Factor each polynomial completely.$$z^{6}-49$$

Answer

**step1** Understanding the polynomial structure

The given polynomial is $$z^{6}-49$$. We identify this as an expression involving two terms separated by a subtraction sign. The first term is $$z^6$$ and the second term is $$49$$.

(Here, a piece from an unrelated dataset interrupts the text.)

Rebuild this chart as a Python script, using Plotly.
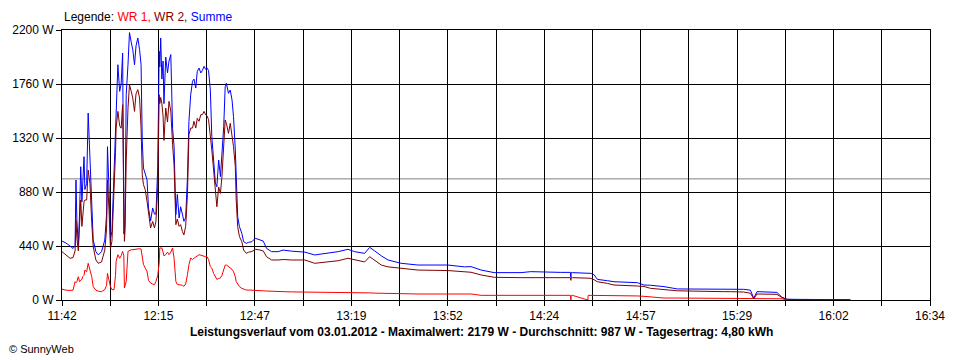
import plotly.graph_objects as go

# time in minutes after 11:42
t_min = [0.0, 1.3, 2.7, 3.7, 4.4, 4.7, 5.0, 5.5, 5.9, 6.3, 6.7, 7.0, 7.4, 7.7, 8.3, 8.8, 9.4, 10.0, 10.5, 11.4,
         12.2, 13.3, 14.4, 15.0, 15.3, 15.8, 16.3, 16.8, 17.5, 18.0, 18.2, 18.8, 19.4, 19.9, 20.4, 20.6, 20.8, 21.0,
         21.2, 21.6, 22.2, 22.7, 23.3, 23.8, 24.4, 24.9, 25.5, 26.1, 26.6, 27.0, 27.4, 28.0, 28.6, 29.1, 29.8, 30.5,
         31.1, 31.6, 32.2, 32.7, 32.9, 33.2, 33.6, 34.0, 34.3, 34.9, 35.5, 36.0, 36.6, 37.2, 37.7, 38.3, 38.8, 39.4,
         39.9, 40.5, 41.0, 41.6, 42.2, 42.7, 43.3, 43.9, 44.4, 45.0, 45.5, 46.1, 46.7, 47.2, 47.8, 48.3, 48.8, 49.3,
         49.9, 50.4, 51.0, 51.6, 52.1, 52.7, 53.3, 53.8, 54.4, 54.9, 55.3, 56.0, 56.6, 57.2, 57.7, 58.3, 58.6, 59.1,
         59.7, 60.5, 61.1, 62.0, 62.8, 63.9, 65.0, 66.1, 67.7, 68.8, 70.5, 72.7, 74.4, 77.2, 81.7, 85.0, 88.4, 92.9,
         96.2, 98.4, 101.8, 103.5, 105.2, 107.4, 109.7, 114.1, 119.7, 129.8, 135.4, 137.6, 141.0, 145.4, 154.4, 157.7,
         167.8, 171.0, 171.2, 171.3, 171.7, 176.9, 177.0, 177.9, 179.0, 180.1, 183.5, 185.7, 193.6, 195.8, 198.0,
         201.4, 202.5, 207.0, 215.9, 222.6, 224.9, 229.3, 231.6, 232.7, 233.8, 236.0, 240.5, 242.2, 243.9, 248.4,
         258.4, 265.2]

summe = [480, 465, 440, 420, 440, 978, 650, 450, 700, 1086, 800, 978, 1168, 900, 950, 1523, 1180, 730, 490, 394,
         367, 394, 489, 700, 1249, 920, 500, 560, 1000, 1400, 1591, 1917, 1700, 1760, 2012, 1500, 540, 560,
         640, 1673, 1917, 2179, 2100, 2040, 1917, 2070, 2135, 2040, 1917, 1296, 1076, 1021, 980, 750, 644, 750,
         700, 700, 1076, 2026, 1900, 2135, 1800, 1947, 1600, 1980, 1850, 1947, 2000, 1400, 1250, 695, 860, 668,
         760, 700, 641, 670, 995, 1456, 1673, 1782, 1800, 1727, 1863, 1890, 1850, 1870, 1904, 1880, 1890, 1870,
         1711, 1331, 1141, 953, 923, 1141, 1005, 1180, 1412, 1738, 1766, 1684, 1711, 1630, 1494, 1222, 953, 679,
         597, 543, 475, 462, 470, 475, 503, 494, 480, 421, 394, 394, 407, 398, 390, 367, 380, 394,
         413, 394, 380, 429, 400, 360, 326, 299, 285, 285, 270, 272, 244, 223, 223, 231,
         225, 225, 185, 225, 223, 220, 220, 217, 205, 168, 157, 149, 141, 122, 120,
         115, 109, 90, 87, 85, 90, 87, 80, 14, 68, 65, 62, 22, 6, 5,
         3, 2]

wr2 = [394, 370, 340, 345, 400, 652, 500, 400, 560, 815, 600, 700, 800, 815, 815, 1059, 950, 630, 434, 326,
       299, 310, 407, 580, 978, 740, 420, 478, 858, 1200, 1401, 1537, 1420, 1400, 1591, 1200, 478, 478,
       560, 1133, 1564, 1754, 1700, 1646, 1537, 1680, 1714, 1646, 1401, 1021, 940, 900, 804, 700, 587, 640,
       587, 640, 913, 1673, 1600, 1650, 1600, 1500, 1300, 1564, 1450, 1619, 1540, 1266, 1100, 614, 660, 600,
       614, 559, 530, 600, 858, 1347, 1401, 1401, 1456, 1401, 1480, 1456, 1510, 1510, 1537, 1510, 1500, 1470,
       1358, 1222, 1059, 869, 760, 920, 869, 1005, 1222, 1467, 1440, 1358, 1440, 1330, 1249, 1086, 815, 597,
       516, 475, 407, 380, 390, 395, 413, 410, 400, 353, 326, 326, 330, 326, 326, 299, 310, 320,
       340, 326, 310, 353, 326, 285, 270, 258, 244, 240, 230, 226, 204, 185, 182, 182,
       182, 182, 160, 182, 182, 180, 180, 177, 165, 149, 135, 122, 114, 110, 95,
       90, 85, 75, 68, 68, 68, 65, 55, 10, 49, 49, 46, 20, 5, 3,
       2, 1]

wr1 = [89, 80, 78, 80, 149, 140, 150, 190, 150, 160, 170, 190, 200, 244, 230, 299, 240, 190, 109, 80,
       72, 68, 85, 120, 217, 160, 110, 84, 84, 200, 315, 369, 340, 360, 396, 380, 360, 98,
       120, 152, 396, 405, 410, 410, 412, 415, 418, 418, 415, 330, 290, 260, 234, 160, 139, 130,
       125, 150, 200, 300, 424, 424, 424, 390, 360, 370, 390, 370, 390, 424, 340, 152, 125, 125,
       125, 120, 111, 130, 206, 288, 342, 330, 340, 348, 360, 369, 365, 360, 360, 353, 353, 330,
       272, 260, 217, 190, 168, 175, 180, 200, 244, 285, 285, 272, 258, 250, 231, 190, 150, 125,
       109, 95, 87, 81, 81, 81, 78, 75, 75, 73, 73, 70, 68, 66, 65, 65, 66, 66,
       64, 60, 60, 58, 56, 54, 52, 50, 49, 49, 49, 49, 38, 38, 38, 38,
       38, 38, 0, 38, 38, 0, 38, 38, 33, 33, 33, 33, 33, 30, 25,
       16, 16, 16, 16, 16, 16, 16, 16, 10, 16, 16, 16, 10, 0, 0,
       0, 0]

average_w = 987
y_ticks = [0, 440, 880, 1320, 1760, 2200]
y_tick_labels = ["0 W", "440 W", "880 W", "1320 W", "1760 W", "2200 W"]
x_tick_labels = ["11:42", "12:15", "12:47", "13:19", "13:52", "14:24", "14:57", "15:29", "16:02", "16:34"]
x_span = 292  # minutes from 11:42 to 16:34

title_text = ("Leistungsverlauf vom 03.01.2012 - Maximalwert: 2179 W - "
              "Durchschnitt: 987 W - Tagesertrag: 4,80 kWh")

FONT = "Liberation Sans, Arial, sans-serif"

fig = go.Figure()
fig.add_trace(go.Scatter(x=t_min, y=wr1, mode="lines", name="WR 1",
                         line=dict(color="#FF0000", width=1), hoverinfo="skip"))
fig.add_trace(go.Scatter(x=t_min, y=summe, mode="lines", name="Summe",
                         line=dict(color="#0000FF", width=1), hoverinfo="skip"))
fig.add_trace(go.Scatter(x=t_min, y=wr2, mode="lines", name="WR 2",
                         line=dict(color="#800000", width=1), hoverinfo="skip"))

fig.add_shape(type="line", xref="x", yref="y", x0=0, x1=x_span, y0=average_w, y1=average_w,
              line=dict(color="#808080", width=1), layer="below")

n_minor = 2 * (len(x_tick_labels) - 1)
x_tickvals = [i * x_span / n_minor for i in range(n_minor + 1)]
x_ticktext = [x_tick_labels[i // 2] if i % 2 == 0 else "" for i in range(n_minor + 1)]

fig.update_layout(
    width=960, height=360,
    margin=dict(l=60, r=30, t=30, b=60),
    paper_bgcolor="white", plot_bgcolor="white",
    showlegend=False,
    font=dict(family=FONT, size=12, color="black"),
    xaxis=dict(range=[0, x_span], tickvals=x_tickvals, ticktext=x_ticktext,
               showgrid=True, gridcolor="black", gridwidth=1, zeroline=False,
               showline=True, linecolor="black", linewidth=1, mirror=True,
               ticks="outside", ticklen=5, tickcolor="black", tickwidth=1,
               tickfont=dict(family=FONT, size=12, color="black")),
    yaxis=dict(range=[0, 2200], tickvals=y_ticks, ticktext=y_tick_labels,
               showgrid=True, gridcolor="black", gridwidth=1, zeroline=False,
               showline=True, linecolor="black", linewidth=1, mirror=True,
               ticks="outside", ticklen=5, tickcolor="black", tickwidth=1,
               tickfont=dict(family=FONT, size=12, color="black")),
    annotations=[
        dict(xref="paper", yref="paper", x=0.0, y=(300 - 17) / 270, xanchor="left", yanchor="middle",
             showarrow=False, font=dict(family=FONT, size=12, color="black"),
             text="Legende: <span style='color:#FF0000'>WR 1, </span>"
                  "<span style='color:#800000'>WR 2, </span>"
                  "<span style='color:#0000FF'>Summe</span>"),
        dict(xref="paper", yref="paper", x=(480 - 60) / 870, y=(300 - 332) / 270,
             xanchor="center", yanchor="middle", showarrow=False,
             font=dict(family=FONT, size=12, color="black"), text="<b>" + title_text + "</b>"),
        dict(xref="paper", yref="paper", x=(5 - 60) / 870, y=(300 - 349) / 270,
             xanchor="left", yanchor="middle", showarrow=False,
             font=dict(family=FONT, size=11, color="black"), text="© SunnyWeb"),
    ],
)

fig.write_html("out.html", config={"displayModeBar": False},
               post_script="document.body.style.margin='0';")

**step2** Identifying perfect squares within the terms

To factor this polynomial, we look for opportunities to use known factoring patterns. We notice that both terms in the expression are perfect squares.
The first term, $$z^6$$, can be rewritten as $$(z^3)^2$$, because when a power is raised to another power, the exponents are multiplied ($$3 \times 2 = 6$$).
The second term, $$49$$, is the square of $$7$$, since $$7 \times 7 = 49$$. So, $$49 = 7^2$$.

**step3** Applying the difference of squares identity

Since we have an expression in the form of one perfect square minus another perfect square, this fits the "difference of squares" identity.
The difference of squares formula states that for any two terms A and B: $$A^2 - B^2 = (A - B)(A + B)$$.
In our polynomial $$z^{6}-49$$, we can consider $$A = z^3$$ and $$B = 7$$.
Substituting these values into the formula, we get:
$$z^{6}-49 = (z^3)^2 - 7^2 = (z^3 - 7)(z^3 + 7)$$.

**step4** Determining if further factorization is possible

We have factored the polynomial into $$(z^3 - 7)(z^3 + 7)$$. Now, we must check if these factors can be broken down further.
The factor $$z^3 - 7$$ is a difference of cubes. However, for it to be factorable with rational coefficients beyond $$(z - \sqrt[3]{7})(z^2 + z\sqrt[3]{7} + (\sqrt[3]{7})^2)$$, $$7$$ would need to be a perfect cube of a rational number. Since $$7$$ is not a perfect cube (e.g., $$1^3 = 1$$, $$2^3 = 8$$), $$z^3 - 7$$ cannot be factored further using rational numbers.
Similarly, the factor $$z^3 + 7$$ is a sum of cubes, but $$7$$ is not a perfect cube. Therefore, $$z^3 + 7$$ also cannot be factored further using rational numbers.
Thus, the factorization is complete.